顾昔年也投桃报李,每次送给他家饭店送的蔬菜总是格外新鲜,格外干净。
他这种做,更让曾致远对他充满了信任,把他介绍给了一家同行,顾昔年也因此凭着他十八岁的智慧改写了他家的命运。
一个月过去了,顾昔年赚到了他人生中的第一桶金,将近万元的收入让他欣喜若狂。
正因为经历了赚钱的过程,顾昔年终于领悟到不论大钱小钱都来得不容易,因此被他老爸强行按下去的偷梁换柱的心思又浮了起来。
恰好一个月后,李勇身上的伤好的七七八八了,可以出院了,顾爸爸要守菜摊,就叫顾昔年早上送完货后去医院给李勇把出院时的帐全结清了,两人不要再来往了。
李勇是童话的朋友,又不是他的朋友,他也没打算以后要和他有交集。
去医院之前,他还是暗暗把自己的学生医保卡带在身上。
到达医院的时候,李勇和他的家人单等着他来结完帐好走人。
其实结帐并不难,医院虽是救死扶伤的地方,但是医药费却是要提前收的,所以如果是没有医保的现金结帐,不过就是医院开个清单,然后把多余的百把几十块钱退还了事。

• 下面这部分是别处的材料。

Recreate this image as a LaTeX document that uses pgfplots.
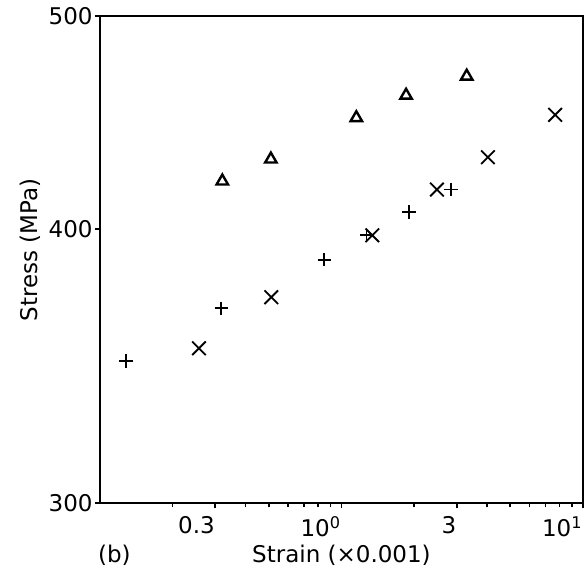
\documentclass[border=0pt]{standalone}
\usepackage{fontspec}
\setmainfont{DejaVu Sans}
\usepackage{pgfplots}
\pgfplotsset{compat=1.18}

\begin{document}
\fontsize{11.5}{14}\selectfont
\begin{tikzpicture}
\begin{axis}[
    name=ax,
    scale only axis,
    width=241.5pt, height=243.5pt,
    xmode=log, ymode=log,
    xmin=0.1, xmax=10,
    ymin=300, ymax=500,
    xtick={0.3,1,3,10},
    xticklabels={0.3,10\textsuperscript{0},3,10\textsuperscript{1}},
    minor xtick={0.2,0.4,0.5,0.6,0.7,0.8,0.9,2,4,5,6,7,8,9},
    ytick={300,400,500},
    yticklabels={300,400,500},
    tick align=outside,
    xtick pos=bottom, ytick pos=left,
    major tick length=2.5pt, minor tick length=2pt,
    every tick/.style={black, line width=0.8pt},
    axis line style={line width=1.1pt},
    x tick label style={anchor=north east, inner xsep=0pt},
    y tick label style={inner xsep=1pt},
    xlabel={Strain (×0.001)},
    ylabel={Stress (MPa)},
    xlabel style={at={(axis description cs:0.5,0)}, anchor=base, yshift=-29.5pt},
    ylabel style={at={(axis description cs:-0.145,0.52)}, anchor=center},
    clip=false,
]

% triangles
\addplot[only marks, mark=triangle, mark size=3.3pt, line width=1.2pt]
    coordinates {(0.321,420.6)(0.510,430.4)(1.152,449.5)(1.851,460.2)(3.30,469.5)};

% plus
\addplot[only marks, mark=+, mark size=3.4pt, line width=0.9pt]
    coordinates {(0.128,348.2)(0.318,368.1)(0.849,387.4)(1.27,397.4)(1.90,407.1)(2.84,416.9)};

% crosses
\addplot[only marks, mark=x, mark size=4.8pt, line width=0.9pt]
    coordinates {(0.257,353.0)(0.512,372.4)(1.342,397.4)(2.484,416.9)(4.04,431.3)(7.67,450.9)};

\end{axis}
\node[anchor=base west] at ([xshift=-5pt,yshift=-29.5pt]ax.south west) {(b)};
\path ([xshift=-50pt,yshift=-35.5pt]ax.south west) rectangle ([xshift=1pt,yshift=7pt]ax.north east);
\end{tikzpicture}
\end{document}
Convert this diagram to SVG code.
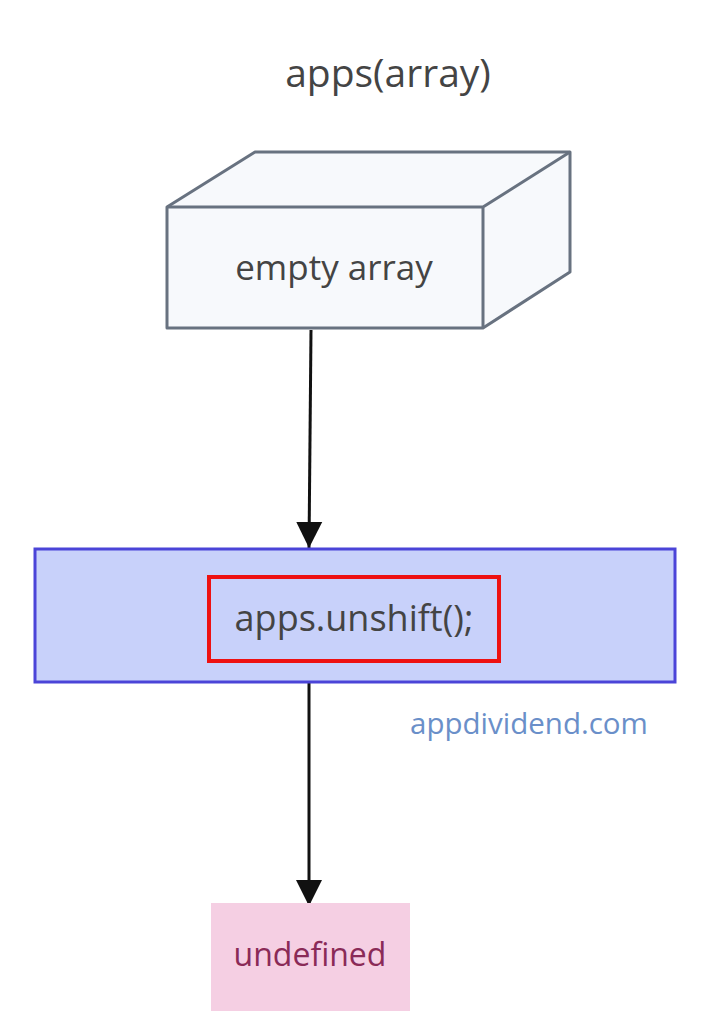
<svg xmlns="http://www.w3.org/2000/svg" width="720" height="1024" viewBox="0 0 720 1024">
<style>
text{font-family:"Open Sans","Noto Sans",sans-serif;text-anchor:middle}
.c{stroke:#111;stroke-width:3;fill:none}
</style>
<defs><marker id="ah" markerWidth="26" markerHeight="28" refX="26" refY="13" orient="auto" markerUnits="userSpaceOnUse" viewBox="0 0 26 26"><path d="M0,0L26,13L0,26z" fill="#111"/></marker></defs>
<rect width="720" height="1024" fill="#fff"/>
<text x="388" y="87" font-size="39" fill="#444">apps(array)</text>
<g id="empty">
<path d="M167,207L255,152L570,152L570,272L483,328L167,328Z" fill="#f7f9fc" stroke="#687280" stroke-width="3" stroke-linejoin="round"/>
<path d="M167,207L483,207L570,152M483,207L483,328" fill="none" stroke="#687280" stroke-width="3"/>
<text x="334" y="280" font-size="35" fill="#444">empty array</text>
</g>
<g id="connectors">
<line class="c" x1="311" y1="330" x2="309" y2="548" marker-end="url(#ah)"/>
<line class="c" x1="309" y1="682" x2="309" y2="906" marker-end="url(#ah)"/>
</g>
<g id="unshift">
<rect x="35" y="549" width="640" height="133" fill="#c8d1fa" stroke="#4b44d8" stroke-width="3"/>
<rect x="209" y="577" width="290" height="84" fill="none" stroke="#ee1111" stroke-width="4"/>
<text x="354" y="631" font-size="36" fill="#444">apps.unshift();</text>
</g>
<text x="529" y="734" font-size="29.5" fill="#6a8fc9">appdividend.com</text>
<g id="undef">
<rect x="211" y="903" width="199" height="108" fill="#f5cfe3"/>
<text x="310" y="957" font-size="32" fill="#8a2a57" dominant-baseline="middle">undefined</text>
</g>
</svg>
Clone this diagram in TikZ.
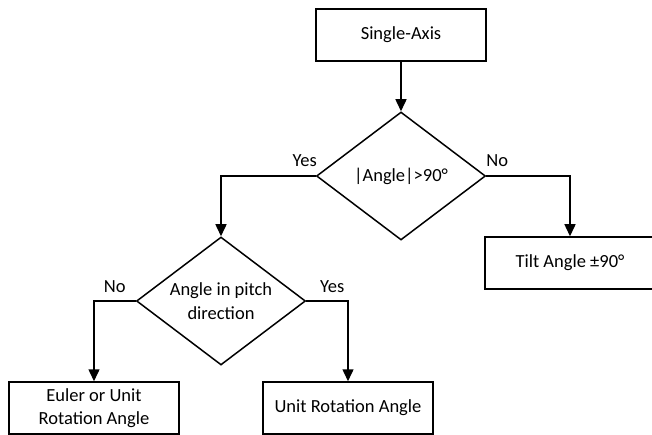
\documentclass[tikz,border=0pt]{standalone}
\usepackage{fontspec}
\setmainfont{Carlito}
\usetikzlibrary{shapes.geometric,arrows.meta}

\begin{document}
\begin{tikzpicture}[x=1pt,y=-1pt,line width=1.5pt,
    every node/.style={font=\fontsize{18.5}{23.5}\selectfont},
    stepbox/.style={draw,rectangle,minimum width=170pt,minimum height=52pt,
        inner sep=0pt,align=center,line width=1.5pt},
    decision/.style={draw,diamond,aspect=1.32,minimum width=169pt,
        minimum height=128pt,inner sep=0pt,align=center,line width=1.5pt},
    arrow/.style={-{Triangle[width=11pt,length=12pt]}}]
    \useasboundingbox (0,0) rectangle (652,435);

    % boxes and decisions
    \node[stepbox] (axis) at (401,35) {Single-Axis};
    \node[decision] (big) at (401,176) {|Angle|>90°};
    \node[stepbox] (tilt) at (570,263) {Tilt Angle ±90°};
    \node[decision] (pitch) at (221,301) {Angle in pitch\\direction};
    \node[stepbox] (euler) at (94,408) {Euler or Unit\\Rotation Angle};
    \node[stepbox] (unit) at (348,408) {Unit Rotation Angle};

    % connectors
    \draw[arrow] (axis) -- (big);
    \draw[arrow] (big.west) -| (pitch.north);
    \draw[arrow] (big.east) -| (tilt.north);
    \draw[arrow] (pitch.west) -| (euler.north);
    \draw[arrow] (pitch.east) -| (unit.north);

    % labels
    \node (yesbig) at ([xshift=-11pt,yshift=15pt]big.west) {Yes};
    \node (nobig) at ([xshift=11pt,yshift=15pt]big.east) {No};
    \node (nopitch) at ([xshift=-21pt,yshift=14pt]pitch.west) {No};
    \node (yespitch) at ([xshift=26pt,yshift=14pt]pitch.east) {Yes};
\end{tikzpicture}
\end{document}
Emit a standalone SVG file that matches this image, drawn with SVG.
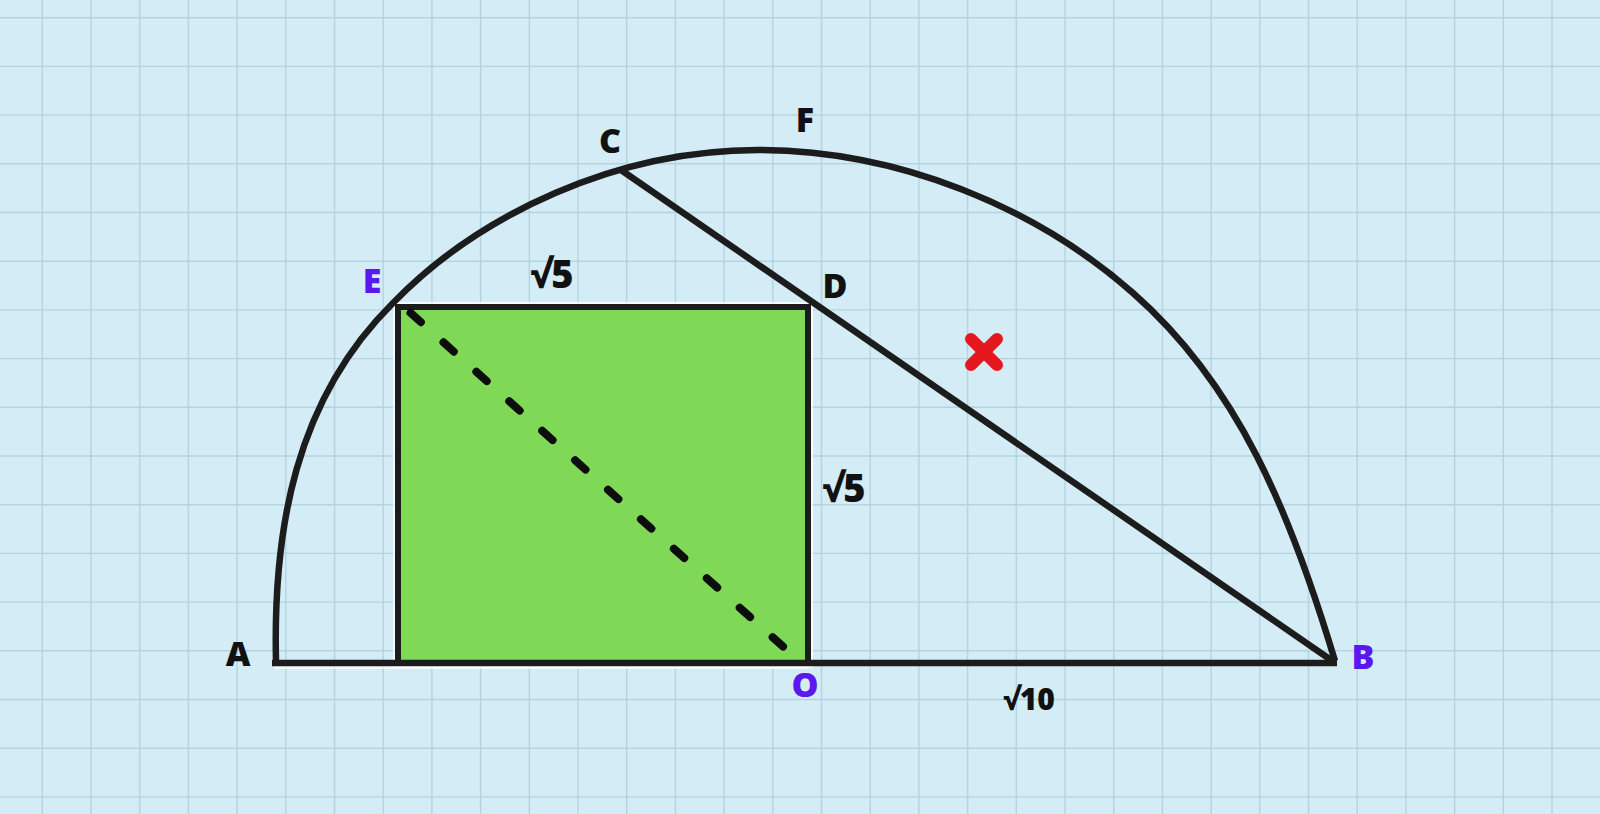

所以顾昔年一来,就要他们先走了,他自己则来到了主治医生办公室,以一千元的好处费成功的修改了病人的个人资料,然后到结算窗口申请医保报销。
当他把医保卡递进窗口的时候,两只手哆嗦的厉害,还没等出纳伸手接,卡就掉到了里面出纳的桌子上。
顾昔年惊出一身冷汗,面如死灰的盯着那名女出纳,出纳只是白了他一眼,嘟囔了一句:“长得这么帅,却毛手毛脚。”
顾昔年冲着她谄笑了笑,偷偷擦去一头的冷汗,紧张地盯着出纳的一举一动。
出纳把医保卡的资料输进电脑,与病人的资料核实,发现无误,便按手续办理了,把他家先垫交的近两万元的医药费退返了一万多。
顾昔年用了全身的力量按捺住内心的狂喜,竭立让自己看上去平静从容,他伸过手来接过那一大沓厚厚的红票子时,连数都没数,就颤抖着往背包里塞,火速转身离开。